## Task to carry out
Find every line of the listing below where "this" appears, and copy it.

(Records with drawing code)
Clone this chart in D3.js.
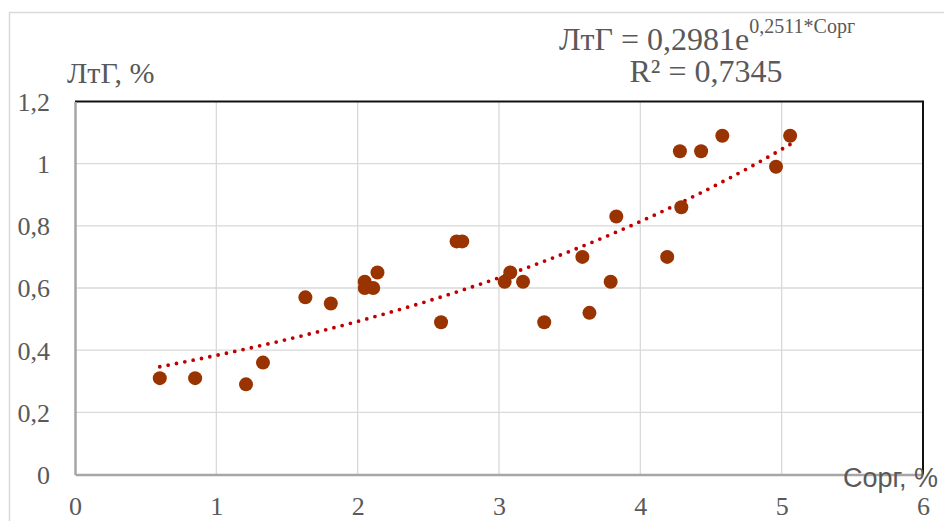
<!DOCTYPE html>
<html>
<head>
<meta charset="utf-8">
<script src="https://cdn.jsdelivr.net/npm/d3@7"></script>
<style>
  body { margin: 0; background: #fff; }
  svg { display: block; }
  .tick-label { font-family: 'Liberation Serif', 'Times New Roman', serif; font-size: 26px; fill: #595959; }
</style>
</head>
<body>
<div class="visual"></div>
<script>
const [width, height] = [944, 521];
const margin = { left: 75, right: 21, top: 101.5, bottom: 46.5 };

// data
const c_org = [0.6, 0.85, 1.21, 1.33, 1.63, 1.81, 2.05, 2.05, 2.11, 2.14, 2.59, 2.7, 2.74,
  3.04, 3.08, 3.17, 3.32, 3.59, 3.64, 3.79, 3.83, 4.19, 4.28, 4.29, 4.43, 4.58, 4.96, 5.06];
const ltg = [0.31, 0.31, 0.29, 0.36, 0.57, 0.55, 0.62, 0.6, 0.6, 0.65, 0.49, 0.75, 0.75,
  0.62, 0.65, 0.62, 0.49, 0.7, 0.52, 0.62, 0.83, 0.7, 1.04, 0.86, 1.04, 1.09, 0.99, 1.09];
const x_ticks = [0, 1, 2, 3, 4, 5, 6];
const y_ticks = [0, 0.2, 0.4, 0.6, 0.8, 1, 1.2];
const [trend_a, trend_b] = [0.2981, 0.2511];
const trend_steps = [0, 0.05, 0.1, 0.15, 0.2, 0.25, 0.3, 0.35, 0.4, 0.45, 0.5, 0.55, 0.6, 0.65, 0.7, 0.75, 0.8, 0.85, 0.9, 0.95, 1];

const fmt = (v) => String(v).replace('.', ',');

const svg = d3
  .select('.visual')
  .append('svg')
  .attr('width', width)
  .attr('height', height);

// chart area frame
svg
  .append('rect')
  .attr('x', 9.5)
  .attr('y', 12.5)
  .attr('width', 1000)
  .attr('height', 1000)
  .attr('fill', '#fff')
  .attr('stroke', '#d9d9d9')
  .attr('stroke-width', 1.5);

const x_scale = d3.scaleLinear().domain([0, 6]).range([margin.left, width - margin.right]);
const y_scale = d3.scaleLinear().domain([0, 1.2]).range([height - margin.bottom, margin.top]);

// gridlines
svg
  .append('g')
  .selectAll('line')
  .data(y_ticks.slice(1, -1))
  .enter()
  .append('line')
  .attr('x1', x_scale(0))
  .attr('x2', x_scale(6))
  .attr('y1', (d) => y_scale(d))
  .attr('y2', (d) => y_scale(d))
  .attr('stroke', '#d9d9d9')
  .attr('stroke-width', 1.3);

svg
  .append('g')
  .selectAll('line')
  .data(x_ticks.slice(1, -1))
  .enter()
  .append('line')
  .attr('x1', (d) => x_scale(d))
  .attr('x2', (d) => x_scale(d))
  .attr('y1', y_scale(0))
  .attr('y2', y_scale(1.2))
  .attr('stroke', '#d9d9d9')
  .attr('stroke-width', 1.3);

// plot area border: black top & right
svg
  .append('path')
  .attr('d', `M${x_scale(0)},${y_scale(1.2)}H${x_scale(6)}V${y_scale(0)}`)
  .attr('fill', 'none')
  .attr('stroke', '#111')
  .attr('stroke-width', 2);

// axes
const x_axis = d3.axisBottom(x_scale).tickValues(x_ticks).tickSize(0).tickPadding(21).tickFormat(fmt);
const y_axis = d3.axisLeft(y_scale).tickValues(y_ticks).tickSize(0).tickPadding(25).tickFormat(fmt);

const gx = svg
  .append('g')
  .attr('transform', `translate(0, ${y_scale(0)})`)
  .call(x_axis);
const gy = svg
  .append('g')
  .attr('transform', `translate(${x_scale(0)}, 0)`)
  .call(y_axis);

[gx, gy].forEach((g) => {
  g.select('.domain').attr('stroke', '#a6a6a6').attr('stroke-width', 2.5);
  g.selectAll('text').attr('class', 'tick-label').attr('font-size', null).attr('font-family', null);
});
gy.selectAll('text').attr('dy', '0.34em');
gx.selectAll('text').attr('dy', '0.76em');

// trendline
const x_min = d3.min(c_org);
const x_max = d3.max(c_org);
const trend_pts = trend_steps.map((t) => {
  const xv = x_min + (x_max - x_min) * t;
  return [xv, trend_a * Math.exp(trend_b * xv)];
});

svg
  .append('path')
  .datum(trend_pts)
  .attr('d', d3.line().x((d) => x_scale(d[0])).y((d) => y_scale(d[1])).curve(d3.curveMonotoneX))
  .attr('fill', 'none')
  .attr('stroke', '#c00000')
  .attr('stroke-width', 3.8)
  .attr('stroke-linecap', 'round')
  .attr('stroke-dasharray', '0 8.5');

// points
svg
  .append('g')
  .selectAll('circle')
  .data(c_org)
  .enter()
  .append('circle')
  .attr('cx', (d) => x_scale(d))
  .attr('cy', (d, i) => y_scale(ltg[i]))
  .attr('r', 7)
  .attr('fill', '#993300');

// titles
svg
  .append('text')
  .attr('x', 67)
  .attr('y', 83)
  .attr('font-family', "'Liberation Serif', 'Times New Roman', serif")
  .attr('font-size', 30)
  .attr('fill', '#595959')
  .text('ЛтГ, %');

svg
  .append('text')
  .attr('x', 843)
  .attr('y', 487)
  .attr('font-family', "'Liberation Sans', Arial, sans-serif")
  .attr('font-size', 27)
  .attr('fill', '#595959')
  .text('Сорг, %');

// equation
const eq = svg
  .append('text')
  .attr('x', 707)
  .attr('y', 50)
  .attr('text-anchor', 'middle')
  .attr('font-family', "'Liberation Serif', 'Times New Roman', serif")
  .attr('font-size', 32)
  .attr('fill', '#595959');
eq.append('tspan').text('ЛтГ = 0,2981e');
eq.append('tspan').attr('font-size', 20).attr('dy', -17).text('0,2511*Сорг');

svg
  .append('text')
  .attr('x', 706)
  .attr('y', 82)
  .attr('text-anchor', 'middle')
  .attr('font-family', "'Liberation Serif', 'Times New Roman', serif")
  .attr('font-size', 32)
  .attr('fill', '#595959')
  .text('R² = 0,7345');
</script>
</body>
</html>
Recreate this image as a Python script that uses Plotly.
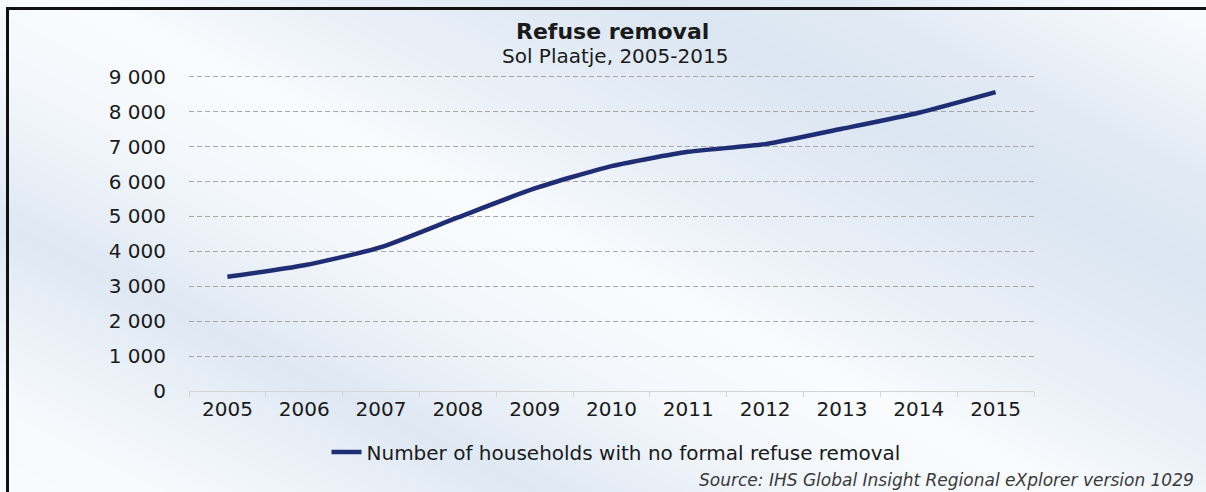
import base64
import struct
import zlib

import numpy as np
import plotly.graph_objects as go

# Households with no formal refuse removal, Sol Plaatje
years = ["2005", "2006", "2007", "2008", "2009", "2010",
         "2011", "2012", "2013", "2014", "2015"]
households = [3270, 3600, 4120, 4970, 5800, 6440,
              6850, 7070, 7510, 7970, 8560]
y_ticks = [0, 1000, 2000, 3000, 4000, 5000, 6000, 7000, 8000, 9000]

W, H = 1206, 492
L, R, T, B = 189, 172, 75, 101
PW, PH = W - L - R, H - T - B


def px_x(px):
    return (px - L) / PW


def px_y(py):
    return (H - B - py) / PH


def backdrop_png(w, h):
    """Diagonal light-blue / white streaked backdrop with the chart frame's
    top and left edges, returned as a PNG data URI."""
    X, Y = np.meshgrid(np.arange(w), np.arange(h))
    u = X - 2.0 * Y
    stops_u = np.array([-1100, -800, -450, -150, 80, 300, 650, 850, 1150, 1400])
    stops_t = np.array([0.0, 0.1, 0.85, 0.2, 0.0, 0.5, 0.95, 0.75, 0.05, 0.0])
    t = np.interp(u, stops_u, stops_t)
    white = np.array([250, 252, 254], dtype=float)
    blue = np.array([218, 229, 242], dtype=float)
    img = white[None, None, :] * (1 - t[..., None]) + blue[None, None, :] * t[..., None]
    img = np.clip(img, 0, 255).astype(np.uint8)
    # frame edges
    img[7:10, 6:, :] = 17
    img[7:, 6:9, :] = 17
    raw = b"".join(b"\x00" + img[r].tobytes() for r in range(h))

    def chunk(tag, data):
        c = struct.pack(">I", len(data)) + tag + data
        return c + struct.pack(">I", zlib.crc32(tag + data) & 0xFFFFFFFF)

    png = b"\x89PNG\r\n\x1a\n"
    png += chunk(b"IHDR", struct.pack(">IIBBBBB", w, h, 8, 2, 0, 0, 0))
    png += chunk(b"IDAT", zlib.compress(raw, 9))
    png += chunk(b"IEND", b"")
    return "data:image/png;base64," + base64.b64encode(png).decode()


FONT = "DejaVu Sans"
TEXT = "#1a1a1a"
LINE = "#1f2d74"

fig = go.Figure()
fig.add_trace(go.Scatter(
    x=years,
    y=households,
    mode="lines",
    line=dict(color=LINE, width=4.5, shape="spline", smoothing=0.6),
    name="Number of households with no formal refuse removal",
))

fig.update_layout(
    width=W,
    height=H,
    margin=dict(l=L, r=R, t=T, b=B, pad=0),
    paper_bgcolor="#f4f8fc",
    plot_bgcolor="rgba(0,0,0,0)",
    separators=". ",
    font=dict(family=FONT, size=20, color=TEXT),
    showlegend=True,
    legend=dict(
        orientation="h",
        x=px_x(616), xanchor="center",
        y=px_y(452), yanchor="middle",
        bgcolor="rgba(0,0,0,0)",
        font=dict(family=FONT, size=20, color=TEXT),
    ),
    xaxis=dict(
        type="category",
        categoryorder="array",
        categoryarray=years,
        range=[-0.5, len(years) - 0.5],
        tickson="boundaries",
        ticks="outside",
        ticklen=5,
        tickcolor="#d4d4d4",
        showline=True,
        linecolor="#d4d4d4",
        linewidth=1,
        showgrid=False,
        tickfont=dict(family=FONT, size=20, color=TEXT),
        fixedrange=True,
    ),
    yaxis=dict(
        range=[0, 9050],
        tickvals=y_ticks,
        tickformat=",d",
        ticks="",
        ticklabelstandoff=22,
        showline=False,
        zeroline=False,
        showgrid=True,
        gridcolor="#a6a6a6",
        gridwidth=1,
        griddash="5px,3px",
        tickfont=dict(family=FONT, size=20, color=TEXT),
        fixedrange=True,
    ),
    images=[dict(
        source=backdrop_png(W, H),
        xref="paper", yref="paper",
        x=px_x(0), y=px_y(0),
        sizex=W / PW, sizey=H / PH,
        xanchor="left", yanchor="top",
        sizing="stretch",
        layer="below",
    )],
    annotations=[
        dict(
            text="<b>Refuse removal</b>",
            xref="paper", yref="paper",
            x=px_x(612), y=px_y(32),
            xanchor="center", yanchor="middle",
            showarrow=False,
            font=dict(family=FONT, size=22, color=TEXT),
        ),
        dict(
            text="Sol Plaatje, 2005-2015",
            xref="paper", yref="paper",
            x=px_x(615), y=px_y(56),
            xanchor="center", yanchor="middle",
            showarrow=False,
            font=dict(family=FONT, size=20, color=TEXT),
        ),
        dict(
            text="<i>Source: IHS Global Insight Regional eXplorer version 1029</i>",
            xref="paper", yref="paper",
            x=px_x(1196), y=px_y(480),
            xanchor="right", yanchor="middle",
            showarrow=False,
            font=dict(family=FONT, size=17, color="#3a3a3a"),
        ),
    ],
)

fig.write_html("out.html")
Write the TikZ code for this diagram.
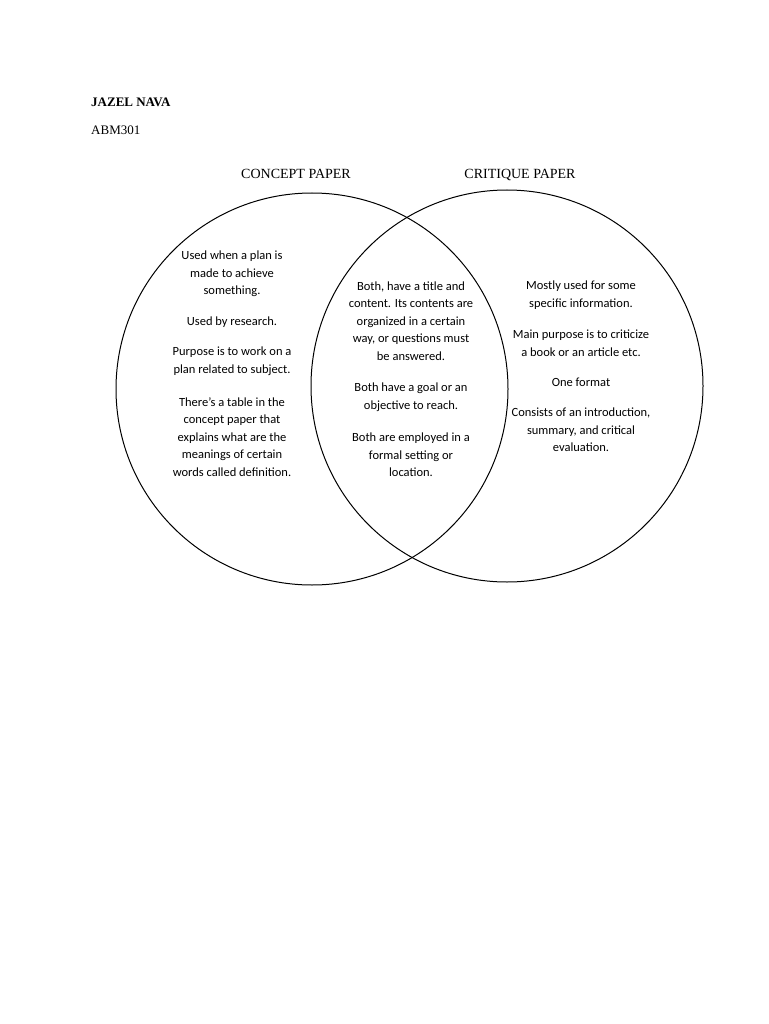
\documentclass[tikz,border=0pt]{standalone}
\usepackage{fontspec}
\setmainfont{Liberation Serif}
\newfontfamily\carlitofont{Carlito}
\begin{document}
\begin{tikzpicture}[x=1pt,y=-1pt,
  circ/.style={draw,line width=1pt},
  body/.style={font=\carlitofont\fontsize{12.5}{17.5}\selectfont,align=center,inner sep=0pt},
  head/.style={font=\fontsize{14}{16}\selectfont,inner sep=0pt}]
\useasboundingbox (0,0) rectangle (768,1024);
\fill[white] (0,0) rectangle (768,1024);
\node[circ,circle,minimum size=392pt] (L) at (312,389) {};
\node[circ,circle,minimum size=392pt] (R) at (507,386) {};
\node[head,anchor=west,font=\bfseries\fontsize{13}{15}\selectfont] (n) at (91,102) {JAZEL NAVA};
\node[head,anchor=west,font=\fontsize{13}{15}\selectfont] (a) at (91,130) {ABM301};
\node[head] (h1) at (296,174) {CONCEPT PAPER};
\node[head] (h2) at (520,175) {CRITIQUE PAPER};
\node[body] (l1) at (232,274) {Used when a plan is\\made to achieve\\something.};
\node[body] (l2) at (232,322) {Used by research.};
\node[body] (l3) at (232,361) {Purpose is to work on a\\plan related to subject.};
\node[body] (l4) at (232,437) {There’s a table in the\\concept paper that\\explains what are the\\meanings of certain\\words called definition.};
\node[body] (m1) at (411,321) {Both, have a title and\\content. Its contents are\\organized in a certain\\way, or questions must\\be answered.};
\node[body] (m2) at (411,397) {Both have a goal or an\\objective to reach.};
\node[body] (m3) at (411,455) {Both are employed in a\\formal setting or\\location.};
\node[body] (r1) at (581,295) {Mostly used for some\\specific information.};
\node[body] (r2) at (581,343) {Main purpose is to criticize\\a book or an article etc.};
\node[body] (r3) at (581,382) {One format};
\node[body] (r4) at (581,430) {Consists of an introduction,\\summary, and critical\\evaluation.};
\end{tikzpicture}
\end{document}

## Correct answer
Clone this chart in D3.js.
Recreate this image as a Python script that uses Plotly.
Write the TikZ code for this diagram.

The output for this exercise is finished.